Will We Desire Touch?

LORETTA DIANE WALKER

March 25, 2020

After the COVID-19 kryptonite

is discovered, will we desire touch—

that primitive longing

swaddled in our lives before birth?

Will it be more desirable 

than clasping light between our teeth

in a world darkening with dread?

Before this phantom smuggled

panic into our lives, 

beliefs broke friendships,

family relationships,

kind words became crushed bricks, 

crumbled from the weight 

of anger’s battering.

Curious how this fear forces wide

       the circle of distance,

how the invisible separates us.

And those souls who depend on a stranger’s touch

for comfort: a brush of fingertips from the grocery clerk,

a bump from the waitress burdened with too many trays,

a pat on the back from the worker at a soup kitchen,

the volunteer who rocks an orphaned child

in the neonatal intensive-care unit.   Is there a surrogate for the warm arch of flesh?

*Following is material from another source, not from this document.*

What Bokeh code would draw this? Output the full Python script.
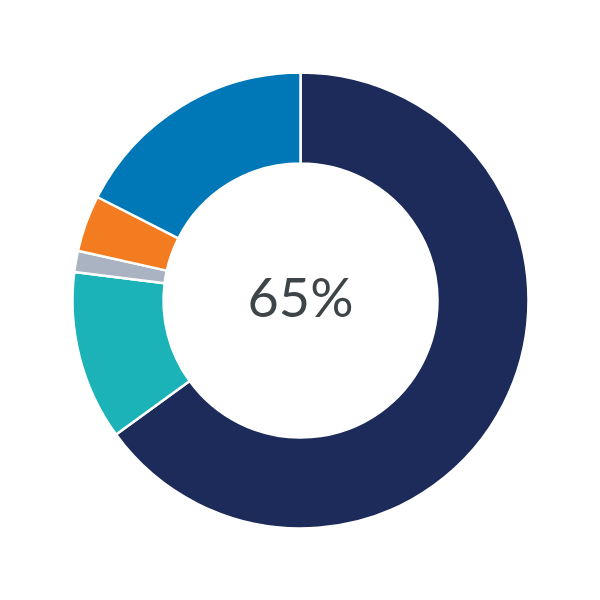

Oh! To fill air and lungs, lives and loneliness

with the dust of crushed kind words.

Let their film cover computer, 

telephone, television screens.

Let their residue stick to hands flush against glass 

as they reach for companionship from the pit of isolation.

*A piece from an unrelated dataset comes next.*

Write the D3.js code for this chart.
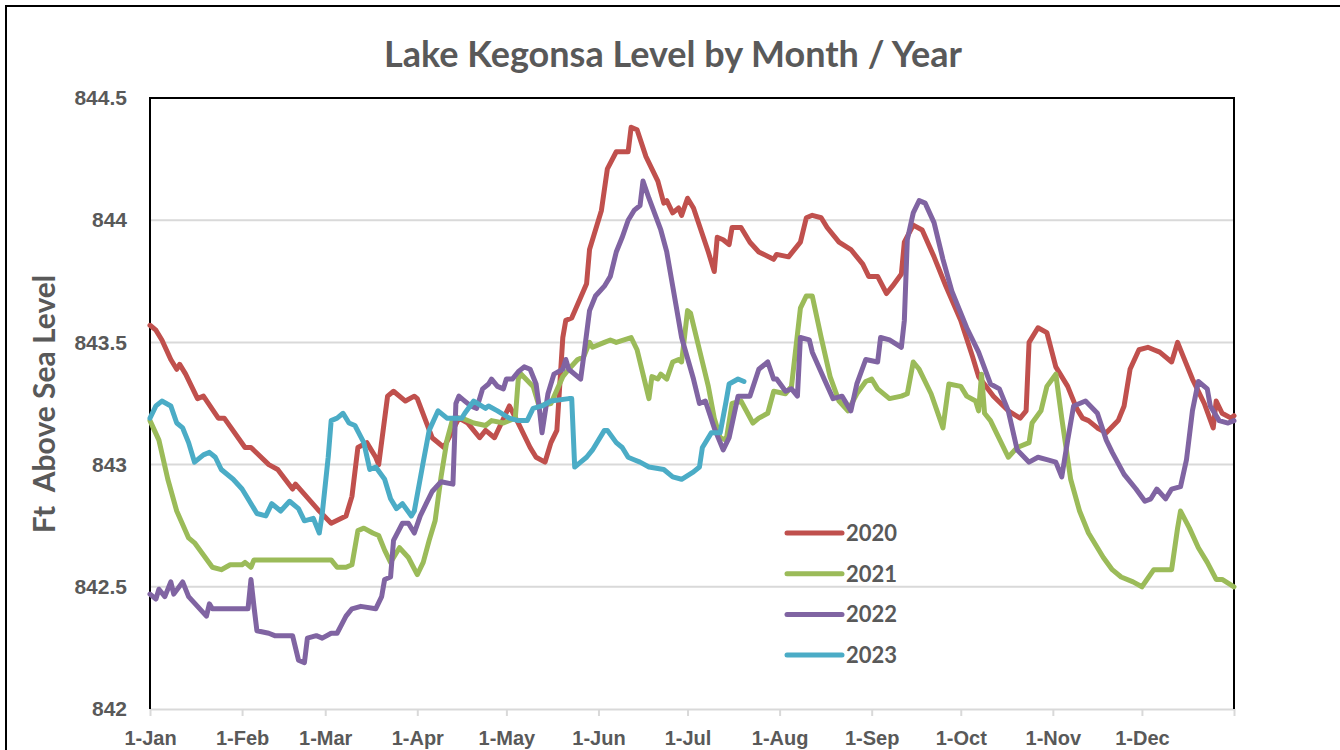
<!DOCTYPE html>
<html>
<head>
<meta charset="utf-8">
<script src="https://cdn.jsdelivr.net/npm/d3@7"></script>
<style>
  body { margin: 0; background: #fff; }
  svg { display: block; font-family: Lato, "Open Sans", sans-serif; }
</style>
</head>
<body>
<div id="chart"></div>
<script>
// Chart text
const chartTitle = 'Lake Kegonsa Level by Month / Year';
const yTitle = 'Ft  Above Sea Level';

// x axis: days since 1-Jan, one tick at the start of each month
const monthDays = [0, 31, 59, 90, 120, 151, 181, 212, 243, 273, 304, 334, 365];
const monthLabels = ['1-Jan', '1-Feb', '1-Mar', '1-Apr', '1-May', '1-Jun', '1-Jul',
                     '1-Aug', '1-Sep', '1-Oct', '1-Nov', '1-Dec', ''];

// y axis ticks (ft above sea level)
const levelTicks = [842, 842.5, 843, 843.5, 844, 844.5];

const years = ['2020', '2021', '2022', '2023'];
const yearColors = ['#C0504D', '#9BBB59', '#8064A2', '#4BACC6'];

// [day since 1-Jan, lake level]
const level2020 = [
  [0,843.57],[2,843.55],[4,843.51],[7,843.43],[9,843.39],[10,843.41],[12,843.37],[16,843.27],
  [18,843.28],[23,843.19],[25,843.19],[32,843.07],[34,843.07],[40,843.00],[43,842.98],[48,842.90],
  [49,842.92],[57,842.81],[61,842.76],[66,842.79],[68,842.87],[70,843.07],[73,843.09],[76,843.03],
  [77,843.00],[80,843.28],[82,843.30],[86,843.26],[89,843.28],[90,843.27],[95,843.11],[99,843.07],
  [104,843.19],[107,843.17],[111,843.11],[113,843.14],[116,843.11],[121,843.24],[124,843.17],
  [128,843.07],[130,843.03],[133,843.01],[135,843.09],[137,843.14],[139,843.52],[140,843.59],
  [142,843.60],[147,843.74],[148,843.88],[152,844.04],[154,844.21],[157,844.28],[161,844.28],
  [162,844.38],[164,844.37],[167,844.26],[171,844.16],[173,844.07],[174,844.08],[176,844.03],
  [178,844.05],[179,844.02],[181,844.09],[183,844.05],[188,843.87],[190,843.79],[191,843.93],
  [193,843.92],[195,843.90],[196,843.97],[199,843.97],[202,843.91],[205,843.87],[210,843.84],
  [211,843.86],[215,843.85],[219,843.91],[221,844.01],[223,844.02],[226,844.01],[228,843.97],
  [232,843.91],[236,843.88],[240,843.82],[242,843.77],[245,843.77],[248,843.70],[250,843.73],
  [253,843.78],[254,843.91],[257,843.98],[260,843.96],[264,843.85],[268,843.73],[273,843.59],
  [277,843.44],[279,843.36],[284,843.28],[289,843.22],[293,843.19],[295,843.22],[296,843.50],
  [299,843.56],[302,843.54],[305,843.40],[309,843.32],[312,843.23],[314,843.19],[316,843.18],
  [319,843.15],[322,843.13],[326,843.18],[328,843.24],[330,843.39],[333,843.47],[336,843.48],
  [338,843.47],[340,843.46],[344,843.42],[346,843.50],[348,843.44],[351,843.35],[355,843.25],
  [358,843.15],[359,843.26],[361,843.21],[364,843.19],[365,843.20]
];

const level2021 = [
  [0,843.18],[3,843.10],[6,842.94],[9,842.81],[13,842.70],[15,842.68],[21,842.58],[24,842.57],
  [27,842.59],[31,842.59],[32,842.60],[34,842.58],[35,842.61],[61,842.61],[63,842.58],[66,842.58],
  [68,842.59],[70,842.73],[72,842.74],[75,842.72],[77,842.71],[79,842.65],[81,842.60],[84,842.66],
  [87,842.62],[90,842.55],[92,842.60],[94,842.69],[96,842.77],[98,842.95],[100,843.10],[102,843.19],
  [105,843.19],[109,843.17],[113,843.16],[115,843.18],[119,843.17],[123,843.19],[124,843.35],
  [125,843.37],[129,843.32],[131,843.24],[135,843.25],[139,843.36],[141,843.39],[144,843.43],
  [146,843.44],[148,843.50],[149,843.48],[153,843.50],[155,843.51],[157,843.50],[162,843.52],
  [164,843.47],[166,843.37],[168,843.27],[169,843.36],[171,843.35],[172,843.37],[174,843.35],
  [176,843.42],[178,843.43],[179,843.42],[181,843.63],[182,843.62],[185,843.47],[188,843.32],
  [190,843.19],[192,843.11],[194,843.10],[196,843.25],[199,843.26],[203,843.17],[205,843.19],
  [208,843.21],[210,843.30],[214,843.29],[216,843.32],[219,843.64],[221,843.69],[223,843.69],
  [226,843.52],[229,843.36],[232,843.26],[235,843.22],[238,843.29],[241,843.34],[243,843.35],
  [245,843.31],[249,843.27],[253,843.28],[255,843.29],[257,843.42],[259,843.39],[263,843.29],
  [267,843.15],[269,843.33],[273,843.32],[275,843.28],[278,843.26],[279,843.22],[280,843.37],
  [281,843.21],[283,843.18],[285,843.13],[289,843.03],[292,843.07],[296,843.09],[297,843.17],
  [300,843.22],[302,843.32],[305,843.37],[307,843.19],[310,842.94],[313,842.81],[316,842.72],
  [321,842.62],[324,842.57],[327,842.54],[331,842.52],[334,842.50],[338,842.57],[344,842.57],
  [346,842.74],[347,842.81],[350,842.74],[353,842.66],[356,842.60],[359,842.53],[361,842.53],
  [365,842.50]
];

const level2022 = [
  [0,842.47],[2,842.45],[3,842.49],[5,842.46],[7,842.52],[8,842.47],[11,842.52],[13,842.46],
  [16,842.42],[19,842.38],[20,842.43],[21,842.41],[33,842.41],[34,842.53],[35,842.42],[36,842.32],
  [40,842.31],[42,842.30],[48,842.30],[50,842.20],[52,842.19],[53,842.29],[56,842.30],[58,842.29],
  [61,842.31],[63,842.31],[66,842.38],[68,842.41],[71,842.42],[76,842.41],[78,842.46],[79,842.53],
  [81,842.54],[82,842.69],[85,842.76],[87,842.76],[89,842.72],[91,842.79],[93,842.84],[95,842.89],
  [98,842.93],[102,842.92],[103,843.25],[104,843.28],[106,843.26],[108,843.24],[110,843.23],
  [112,843.31],[114,843.33],[115,843.35],[117,843.32],[119,843.31],[120,843.35],[122,843.35],
  [124,843.38],[126,843.40],[128,843.39],[130,843.33],[131,843.24],[132,843.13],[134,843.29],
  [136,843.37],[139,843.39],[140,843.43],[141,843.39],[145,843.35],[146,843.44],[148,843.63],
  [150,843.69],[153,843.73],[155,843.77],[157,843.87],[159,843.93],[161,844.00],[163,844.04],
  [165,844.06],[166,844.16],[168,844.09],[172,843.96],[174,843.87],[176,843.73],[179,843.52],
  [183,843.35],[185,843.25],[187,843.26],[190,843.15],[193,843.06],[195,843.11],[198,843.28],
  [200,843.28],[202,843.28],[205,843.39],[208,843.42],[210,843.35],[211,843.35],[214,843.30],
  [216,843.31],[218,843.28],[219,843.52],[222,843.51],[223,843.46],[227,843.35],[230,843.27],
  [233,843.28],[236,843.22],[238,843.33],[241,843.43],[245,843.42],[246,843.52],[249,843.51],
  [253,843.48],[254,843.59],[255,843.92],[257,844.03],[259,844.08],[261,844.07],[264,843.99],
  [267,843.84],[270,843.71],[275,843.56],[279,843.46],[283,843.33],[286,843.31],[289,843.22],
  [292,843.06],[296,843.01],[299,843.03],[302,843.02],[305,843.01],[307,842.95],[309,843.10],
  [311,843.24],[315,843.26],[319,843.21],[322,843.10],[324,843.05],[328,842.96],[332,842.90],
  [335,842.85],[337,842.86],[339,842.90],[342,842.86],[344,842.90],[347,842.91],[349,843.02],
  [351,843.22],[353,843.34],[356,843.31],[357,843.24],[360,843.18],[363,843.17],[365,843.18]
];

const level2023 = [
  [0,843.19],[2,843.24],[4,843.26],[7,843.24],[9,843.17],[11,843.15],[13,843.09],[15,843.01],
  [18,843.04],[20,843.05],[22,843.03],[24,842.98],[28,842.94],[31,842.90],[33,842.86],[36,842.80],
  [39,842.79],[41,842.84],[44,842.81],[47,842.85],[50,842.82],[52,842.77],[55,842.78],[57,842.72],
  [58,842.80],[60,843.03],[61,843.18],[63,843.19],[65,843.21],[67,843.17],[69,843.16],[72,843.09],
  [74,842.98],[76,842.99],[79,842.94],[81,842.86],[83,842.82],[85,842.84],[88,842.79],[89,842.81],
  [92,843.01],[94,843.14],[97,843.22],[100,843.19],[105,843.19],[106,843.21],[109,843.26],
  [113,843.23],[114,843.24],[117,843.22],[121,843.19],[124,843.18],[127,843.18],[129,843.23],
  [132,843.24],[135,843.26],[141,843.27],[142,843.27],[143,842.99],[145,843.01],[147,843.03],
  [149,843.06],[153,843.14],[154,843.14],[157,843.09],[159,843.07],[161,843.03],[163,843.02],
  [165,843.01],[168,842.99],[173,842.98],[176,842.95],[179,842.94],[183,842.97],[185,842.99],
  [186,843.07],[189,843.13],[192,843.13],[194,843.26],[195,843.33],[198,843.35],[200,843.34]
];

const yearLevels = [level2020, level2021, level2022, level2023];

const W = 1340, H = 750;
const margin = {top: 98, right: 106, bottom: 41, left: 150};
const textColor = '#595959';

const svg = d3.select('#chart').append('svg')
  .attr('width', W)
  .attr('height', H);

// outer chart border
svg.append('rect')
  .attr('x', 6).attr('y', 6)
  .attr('width', W + 20).attr('height', H + 20)
  .attr('fill', '#fff')
  .attr('stroke', '#000')
  .attr('stroke-width', 2);

const x = d3.scaleLinear()
  .domain([0, 365])
  .range([margin.left, W - margin.right]);

const y = d3.scaleLinear()
  .domain([842, 844.5])
  .range([H - margin.bottom, margin.top]);

// gridlines
svg.append('g')
  .selectAll('line')
  .data(levelTicks.slice(1, -1))
  .join('line')
  .attr('x1', x(0)).attr('x2', x(365))
  .attr('y1', d => y(d)).attr('y2', d => y(d))
  .attr('stroke', '#d9d9d9')
  .attr('stroke-width', 2);

// x axis
const xAxis = svg.append('g')
  .attr('transform', `translate(0,${y(842)})`)
  .call(d3.axisBottom(x)
    .tickValues(monthDays)
    .tickFormat((d, i) => monthLabels[i])
    .tickSize(7)
    .tickSizeOuter(0));
xAxis.select('.domain').attr('stroke', '#d9d9d9').attr('stroke-width', 2);
xAxis.selectAll('.tick line').attr('stroke', '#d9d9d9').attr('stroke-width', 2);
xAxis.selectAll('.tick text')
  .attr('y', 36).attr('dy', null)
  .attr('fill', textColor)
  .style('font-size', '20px')
  .style('font-weight', 'bold');

// y axis
const yAxis = svg.append('g')
  .attr('transform', `translate(${x(0)},0)`)
  .call(d3.axisLeft(y)
    .tickValues(levelTicks)
    .tickFormat(d3.format('~f'))
    .tickSize(0)
    .tickPadding(23));
yAxis.select('.domain').remove();
yAxis.selectAll('.tick text')
  .attr('fill', textColor)
  .style('font-size', '21px')
  .style('font-weight', 'bold');

// plot area frame (left, top, right)
svg.append('path')
  .attr('d', `M${x(0)},${y(842)}V${y(844.5)}H${x(365)}V${y(842)}`)
  .attr('fill', 'none')
  .attr('stroke', '#000')
  .attr('stroke-width', 2);

// lines
const line = d3.line()
  .x(d => x(d[0]))
  .y(d => y(d[1]));

svg.append('g')
  .selectAll('path')
  .data(yearLevels)
  .join('path')
  .attr('d', line)
  .attr('fill', 'none')
  .attr('stroke', (d, i) => yearColors[i])
  .attr('stroke-width', 5)
  .attr('stroke-linejoin', 'round')
  .attr('stroke-linecap', 'round');

// title
svg.append('text')
  .attr('x', 673).attr('y', 67)
  .attr('text-anchor', 'middle')
  .attr('fill', textColor)
  .style('font-size', '36px')
  .style('font-weight', 'bold')
  .text(chartTitle);

// y axis title
svg.append('text')
  .attr('transform', 'translate(55,404) rotate(-90)')
  .attr('text-anchor', 'middle')
  .attr('fill', textColor)
  .style('font-size', '30px')
  .style('font-weight', 'bold')
  .style('white-space', 'pre')
  .text(yTitle);

// legend
const legend = svg.append('g')
  .selectAll('g')
  .data(years)
  .join('g')
  .attr('transform', (d, i) => `translate(787,${533 + i * 40.7})`);

legend.append('line')
  .attr('x1', 0).attr('x2', 55)
  .attr('stroke', (d, i) => yearColors[i])
  .attr('stroke-width', 5)
  .attr('stroke-linecap', 'round');

legend.append('text')
  .attr('x', 59).attr('y', 8)
  .attr('fill', textColor)
  .style('font-size', '22px')
  .style('font-weight', 'bold')
  .text(d => d);
</script>
</body>
</html>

And for those whose hands cannot reach

beyond cardboard boxes, may they hear 

friendly voices echoing from heart-to-heart

in this dark season of distancing.

LORETTA DIANE WALKER, a musician who plays her tenor saxophone sometimes, a teacher who still likes her students, and an artist who has been humbled and inspired by a collection of remarkable people and poets, is learning to navigate digital teaching. She has stockpiled jigsaw puzzles to calm her anxiety.